Hemos resucitado con Cristo

Publicado por: Servus Cordis Iesu

Es la vida de Cristo resucitado, modelo de la nuestra, el cual nos ha merecido la gracia de vivir como Él para Dios, y de asociarnos a su estado glorioso. Esta vida nos la mereció, no tanto por su Resurrección, como por su Pasión sacratísima; pues al exhalar Jesús el último suspiro, y llegado el término de su existencia mortal, ya no podía merecer; todas cuantas gracias nos granjeó, fue mediante su sacrificio inaugurado en la Encarnación y consumado al morir en el leño de la cruz. Con todo, estos méritos perduran aun después de su salida gloriosa del sepulcro, pues Jesucristo ha querido conservar las cicatrices de sus llagas para mostrarlas al Padre, radiantes y hermosas como títulos y justificantes para la comunicación de su gracia.

Desde el bautismo, participamos de esta gracia de la Resurrección de Cristo, y así nos lo afirma san Pablo: “Por el bautismo hemos sido sepultados con Cristo muriendo para el pecado, a fin de que así como Cristo resucitó de muerte a vida por la omnipotencia del Padre, así también nosotros vivamos nueva vida”.

El agua santa con que fuimos lavados en el bautismo es, según el Apóstol, figura del sepulcro. Al salir de las fuentes bautismales, se ve el alma limpia de toda culpa, de toda mancha, libre ya de toda muerte espiritual, y engalanada de la gracia, principio de vida divina; de igual modo que al salir Cristo del sepulcro se despojó de nuestra mortalidad y flaqueza, para vivir en adelante vida perfecta.

Hemos resucitado, pues, con Cristo, por medio del mismo Cristo que nada ansía tanto como comunicarnos su vida gloriosa.

¿Qué se requiere para responder a este deseo divino y asemejarnos a Jesús resucitado? Vivir conforme al espíritu de nuestro bautismo, renunciar a todo aquello que en nosotros vemos está viciado por la culpa, acabar con el hombre viejo y que todo vaya enderezado y regido por la gracia. El ser santos, consiste en alejarse del pecado y de sus ocasiones, de las criaturas, de todo lo rastrero, para vivir en Dios y por Dios, con la mayor plenitud y fijeza posibles.
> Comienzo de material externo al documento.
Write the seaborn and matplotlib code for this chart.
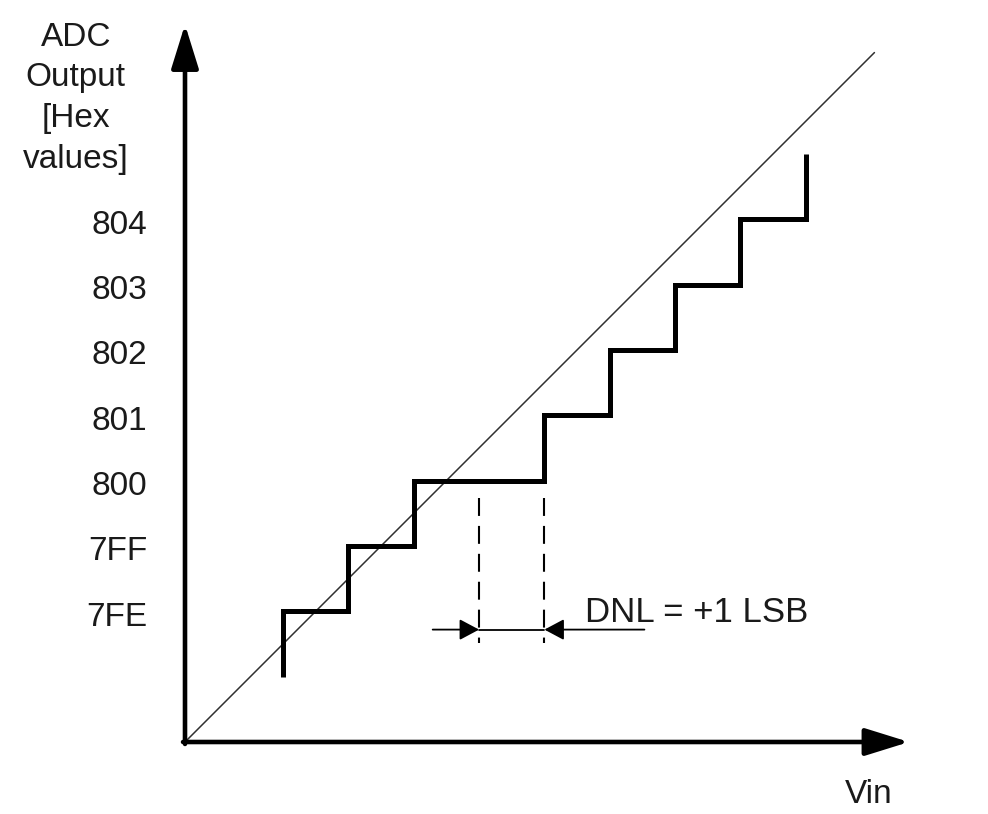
import numpy as np
import pandas as pd
import seaborn as sns
import matplotlib.pyplot as plt

# output codes shown on the y axis (level index in LSB units)
codes = ['7FE', '7FF', '800', '801', '802', '803', '804']
code_levels = [2, 3, 4, 5, 6, 7, 8]

# staircase transfer function (Vin in LSB, output level)
stair_vin = [1.5, 2.5, 3.5, 5.5, 6.5, 7.5, 8.5, 9.5, 9.5]
stair_out = [1, 2, 3, 4, 5, 6, 7, 8, 9]

# ideal straight line
ideal_vin = [0.0, 10.55]
ideal_out = [0.0, 10.55]

# the wide code (DNL = +1 LSB) edges
dnl_edges = [4.5, 5.5]
dnl_top = 3.74
dnl_bottom = 1.52
dnl_arrow_y = 1.72

sns.set_theme(style='white')
plt.rcParams['font.family'] = ['Liberation Sans', 'DejaVu Sans']

W, H = 988, 814
SCALE = 65.35
X0, Y0 = 185, 742

fig = plt.figure(figsize=(W / 100, H / 100), dpi=100)
ax = fig.add_axes([0, 0, 1, 1])
ax.set_xlim(-X0 / SCALE, (W - X0) / SCALE)
ax.set_ylim((Y0 - H) / SCALE, Y0 / SCALE)
ax.axis('off')

# ideal line
sns.lineplot(x=ideal_vin, y=ideal_out, ax=ax, color='#303030', lw=1.1,
             estimator=None, sort=False)

# staircase
stairs = pd.DataFrame({'vin': stair_vin, 'out': stair_out})
sns.lineplot(data=stairs, x='vin', y='out', ax=ax, color='black', lw=3.6,
             drawstyle='steps-pre', estimator=None, sort=False,
             solid_joinstyle='miter', solid_capstyle='butt')

# dashed guides for the wide code
for e in dnl_edges:
    sns.lineplot(x=[e, e], y=[dnl_top, dnl_bottom], ax=ax, color='black',
                 lw=1.5, dashes=False, estimator=None, sort=False,
                 linestyle=(0, (8.6, 4.8)))

# axes with arrows
axis_style = '-|>,head_length=0.9,head_width=0.28'
ax.annotate('', xy=(0, 10.98), xytext=(0, -0.03),
            arrowprops=dict(arrowstyle=axis_style, lw=3.3, color='black',
                            mutation_scale=30, shrinkA=0, shrinkB=0))
ax.annotate('', xy=(11.08, 0), xytext=(-0.03, 0),
            arrowprops=dict(arrowstyle=axis_style, lw=3.3, color='black',
                            mutation_scale=30, shrinkA=0, shrinkB=0))

# DNL arrows
small_style = '-|>,head_length=0.6,head_width=0.32'
ax.annotate('', xy=(dnl_edges[0], dnl_arrow_y), xytext=(3.79, dnl_arrow_y),
            arrowprops=dict(arrowstyle=small_style, lw=1.3, color='black',
                            mutation_scale=20, shrinkA=0, shrinkB=0))
ax.annotate('', xy=(dnl_edges[1], dnl_arrow_y), xytext=(7.03, dnl_arrow_y),
            arrowprops=dict(arrowstyle=small_style, lw=1.3, color='black',
                            mutation_scale=20, shrinkA=0, shrinkB=0))
ax.plot(dnl_edges, [dnl_arrow_y, dnl_arrow_y], color='black', lw=1.3)

ax.text(6.12, 1.98, 'DNL = +1 LSB', fontsize=25, ha='left', va='center',
        color='#1a1a1a')

# tick labels
for lab, lvl in zip(codes, code_levels):
    ax.text(-0.58, lvl - 0.09, lab, fontsize=24, ha='right', va='center',
            color='#1a1a1a')

ax.text(-1.67, 11.02, 'ADC\nOutput\n[Hex\nvalues]', fontsize=24, ha='center',
        va='top', linespacing=1.4, color='#1a1a1a')
ax.text(10.46, -0.8, 'Vin', fontsize=24, ha='center', va='center',
        color='#1a1a1a')

fig.savefig('out.png', dpi=100, facecolor='white')
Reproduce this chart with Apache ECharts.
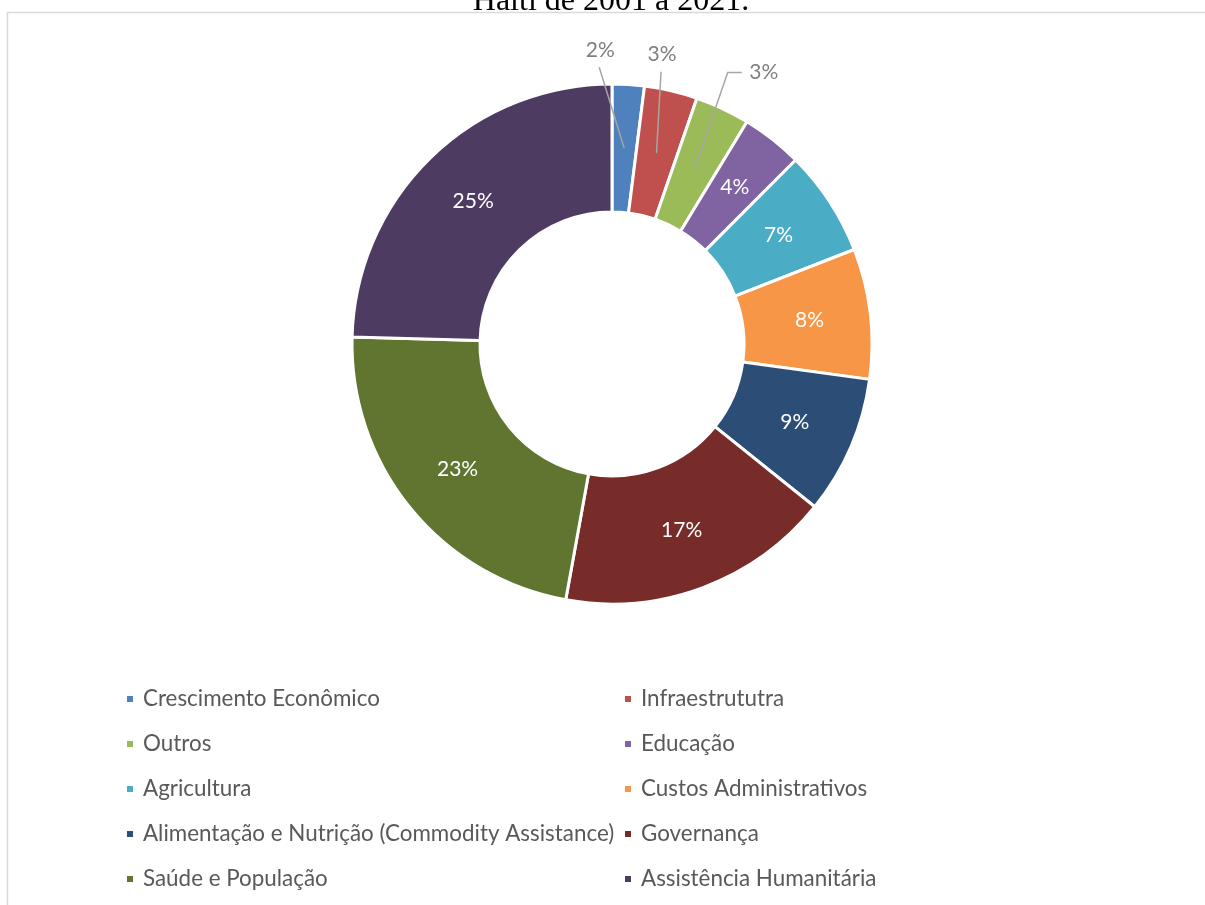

Este es uno de los aspectos más notables de la gracia pascual, que san Pablo nos describe en términos expresivos. “Echad fuera, dice, la levadura añeja, para que seáis una masa enteramente nueva, porque desde que fue inmolado Jesucristo, nuestro Cordero pascual, sois panes ácimos y puros. Por tanto, celebremos el convite pascual, no con levadura añeja ni con levadura de malicia y de corrupción, sino con los panes ácimos de la sinceridad y de la verdad”.

Por eso, así como los judíos, al llegar la Pascua, se abstenían de toda levadura para comer el cordero pascual, así también los cristianos que quieren compartir el misterio de la Resurrección y unirse a Cristo, que es el Cordero inmolado y resucitado por nosotros, no deben ya vivir en el pecado, sino abstenerse de los malos deseos, que son como levadura de malicia y perversidad; deben conservar en sí mismos la gracia que los hará vivir en la verdad y sinceridad de la ley divina.

No olvidemos nunca que formamos una sola y misma cosa con Cristo, que su triunfo es el nuestro y que su gloria es principio de nuestro gozo. Cantemos también con la Iglesia nuestra Madre repetidas veces el Alleluia para demostrar a Cristo nuestra alegría por verle triunfador de la muerte, y para dar gracias al Padre por la gloria con que premia a su Hijo. El Alleluia, repetido sin cesar por la Iglesia durante los cincuenta días del período pascual, es como un eco continuado de aquella oración con que se termina la semana de Pascua: “Te pedimos, Señor, nos concedas que te demos siempre gracias por estos misterios de Pascua; de modo que la continua operación de la obra de nuestra reparación sea para nosotros causa de perpetua alegría”.